Analyst Sentiment (Score: 2/10): Sell-side sentiment has completely capitulated. Following the fiscal 2025 results, major institutions including BofA Securities, Telsey Advisory Group, and Jefferies issued severe downgrades, slashing price targets to a range of $7.00 to $10.50.
Profitability (Score: 5/10): On a GAAP basis, profitability is currently abysmal due to massive non-cash impairments and restructuring charges. However, when stripping away these one-time accounting write-downs to evaluate the core retail engine, the underlying operations still produce a 5.4% Adjusted EBITDA margin, generating a quarter of a billion dollars in adjusted earnings in 2025.
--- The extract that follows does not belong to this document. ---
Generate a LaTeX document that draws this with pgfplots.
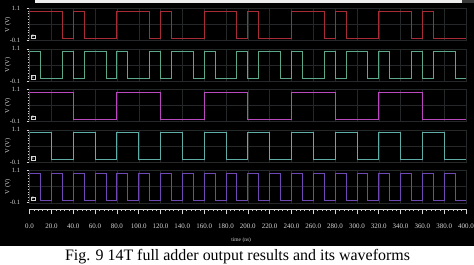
\documentclass[border=0pt]{standalone}
\usepackage{pgfplots}
\pgfplotsset{compat=1.18}
\usepackage{fontspec}
\setmainfont{Liberation Serif}
\definecolor{wred}{RGB}{168,44,54}
\definecolor{wgreen}{RGB}{92,168,136}
\definecolor{wmag}{RGB}{186,72,190}
\definecolor{wcyan}{RGB}{96,172,166}
\definecolor{wpur}{RGB}{112,72,180}
\definecolor{gridc}{RGB}{36,40,40}
\definecolor{labc}{RGB}{215,215,215}
\pgfplotsset{
 panel/.style={
  width=436.4bp, height=32.4bp, scale only axis, anchor=south west,
  xmin=0, xmax=400, ymin=-0.1, ymax=1.1,
  axis line style={draw=gridc, line width=0.4bp},
  xtick={0,20,...,400}, xticklabels={}, xmajorgrids,
  major x tick style={draw=none},
  ytick={-0.1,1.1}, yticklabels={-0.1,1.1}, ytick pos=left,
  minor ytick={0,0.1,0.2,0.3,0.4,0.5,0.6,0.7,0.8,0.9,1.0},
  y tick style={labc, line width=0.5bp},
  tick align=outside, major tick length=3bp, minor tick length=2bp,
  yticklabel style={font=\fontsize{6.5}{6.5}\selectfont, text=labc, xshift=-3bp},
  ylabel={V (V)},
  ylabel style={font=\fontsize{6.5}{6.5}\selectfont, text=labc, at={(axis description cs:-0.05,0.5)}, anchor=center},
  extra y ticks={0.5}, extra y tick labels={}, extra y tick style={grid=major, major tick length=0pt},
  grid style={gridc, line width=0.4bp},
 },
 wave/.style={line width=0.8bp, const plot, mark=none},
}
\newcommand{\ebox}{\node[draw=labc, line width=0.4bp, inner sep=0.6bp, font=\fontsize{4}{4}\selectfont, text=labc, anchor=south west] at (rel axis cs:0.003,0.06) {E};}
\begin{document}
\begin{tikzpicture}
\useasboundingbox (0bp,0bp) rectangle (474bp,265bp);
\fill[white] (0bp,0bp) rectangle (474bp,265bp);
\fill[black] (0bp,19bp) rectangle (474bp,265bp);
\fill[gray!15] (35bp,262bp) rectangle (462bp,265bp);
\fill[gray!45!black] (462bp,262bp) rectangle (474bp,265bp);

% Carry
\begin{axis}[panel, at={(29.6bp,224.3bp)}]
\addplot[wave, wred] coordinates {(0,0)(0,1)(30,0)(40,1)(50,0)(80,1)(110,0)(120,1)(130,0)(160,1)(190,0)(200,1)(210,0)(240,1)(270,0)(280,1)(290,0)(320,1)(350,0)(360,1)(370,0)(400,0)};
\ebox
\end{axis}
% Sum
\begin{axis}[panel, at={(29.6bp,183.8bp)}]
\addplot[wave, wgreen] coordinates {(0,0)(0,1)(10,0)(30,1)(40,0)(50,1)(70,0)(80,1)(90,0)(110,1)(120,0)(130,1)(150,0)(160,1)(170,0)(190,1)(200,0)(210,1)(230,0)(240,1)(250,0)(270,1)(280,0)(290,1)(310,0)(320,1)(330,0)(350,1)(360,0)(370,1)(390,0)(400,0)};
\ebox
\end{axis}
% A
\begin{axis}[panel, at={(29.6bp,143.3bp)}]
\addplot[wave, wmag] coordinates {(0,0)(0,1)(40,0)(80,1)(120,0)(160,1)(200,0)(240,1)(280,0)(320,1)(360,0)(400,0)};
\ebox
\end{axis}
% B
\begin{axis}[panel, at={(29.6bp,102.8bp)}]
\addplot[wave, wcyan] coordinates {(0,0)(0,1)(20,0)(40,1)(60,0)(80,1)(100,0)(120,1)(140,0)(160,1)(180,0)(200,1)(220,0)(240,1)(260,0)(280,1)(300,0)(320,1)(340,0)(360,1)(380,0)(400,0)};
\ebox
\end{axis}
% C
\begin{axis}[panel, at={(29.6bp,62.3bp)}]
\addplot[wave, wpur] coordinates {(0,0)(0,1)(10,0)(20,1)(30,0)(40,1)(50,0)(60,1)(70,0)(80,1)(90,0)(100,1)(110,0)(120,1)(130,0)(140,1)(150,0)(160,1)(170,0)(180,1)(190,0)(200,1)(210,0)(220,1)(230,0)(240,1)(250,0)(260,1)(270,0)(280,1)(290,0)(300,1)(310,0)(320,1)(330,0)(340,1)(350,0)(360,1)(370,0)(380,1)(390,0)(400,0)};
\ebox
\end{axis}
% time ruler
\begin{axis}[at={(29.6bp,56bp)}, anchor=south west, width=436.4bp, height=4bp, scale only axis,
  xmin=0, xmax=400, ymin=0, ymax=1,
  axis x line=bottom, axis y line=none,
  axis line style={labc, -, line width=0.5bp},
  xtick={0,20,...,400},
  xticklabels={0.0,20.0,40.0,60.0,80.0,100.0,120.0,140.0,160.0,180.0,200.0,220.0,240.0,260.0,280.0,300.0,320.0,340.0,360.0,380.0,400.0},
  minor x tick num=4,
  tick align=outside, major tick length=5.5bp, minor tick length=2.5bp,
  x tick style={labc, line width=0.5bp},
  xticklabel style={font=\fontsize{7}{7}\selectfont, text=labc, yshift=-6bp},
  xlabel={time (ns)},
  xlabel style={font=\fontsize{5.5}{5.5}\selectfont, text=labc, at={(axis description cs:0.485,0)}, anchor=center, yshift=-31bp},
]
\addplot[draw=none] coordinates {(0,0)(400,0)};
\end{axis}

\node[font=\fontsize{16}{16}\selectfont, anchor=base, text=black] at (237.5bp,5bp) {Fig. 9 14T full adder output results and its waveforms};
\end{tikzpicture}
\end{document}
Track Record (Score: 3/10): Over the past 24 months, the company has established a highly detrimental track record of over-promising and under-delivering. Successive quarters of supply chain disruptions, margin guidance cuts, and erratic C-suite turnover have completely dismantled the premium valuation multiple the market historically assigned to the stock.
Blended Score: 4.5 / 10
SEVERELY DISTRESSED OPERATIONS
The comprehensive analysis of Grocery Outlet Holding Corp. reveals a historically durable, highly differentiated retail business model currently trapped beneath a mountain of self-inflicted execution errors. The catastrophic fiscal 2025 results—highlighted by a $224.9 million net loss, the closure of 36 stores, and massive asset impairments—represent the culmination of a botched ERP implementation and a misguided pivot away from the company's core opportunistic sourcing strength.
However, beneath the horrific GAAP headline numbers lies a highly cash-generative engine. The business still produced $222.1 million in operating cash flow and $254.3 million in Adjusted EBITDA in 2025, proving the underlying viability of the localized Independent Operator model.
CAPITULATION CREATES OPPORTUNITY
Trading aggressively in the $6.20 to $6.59 range, Grocery Outlet is presently suffering from absolute technical capitulation following a severe 28% downside gap on staggering 5.1x relative volume upon the release of its 2025 financial results.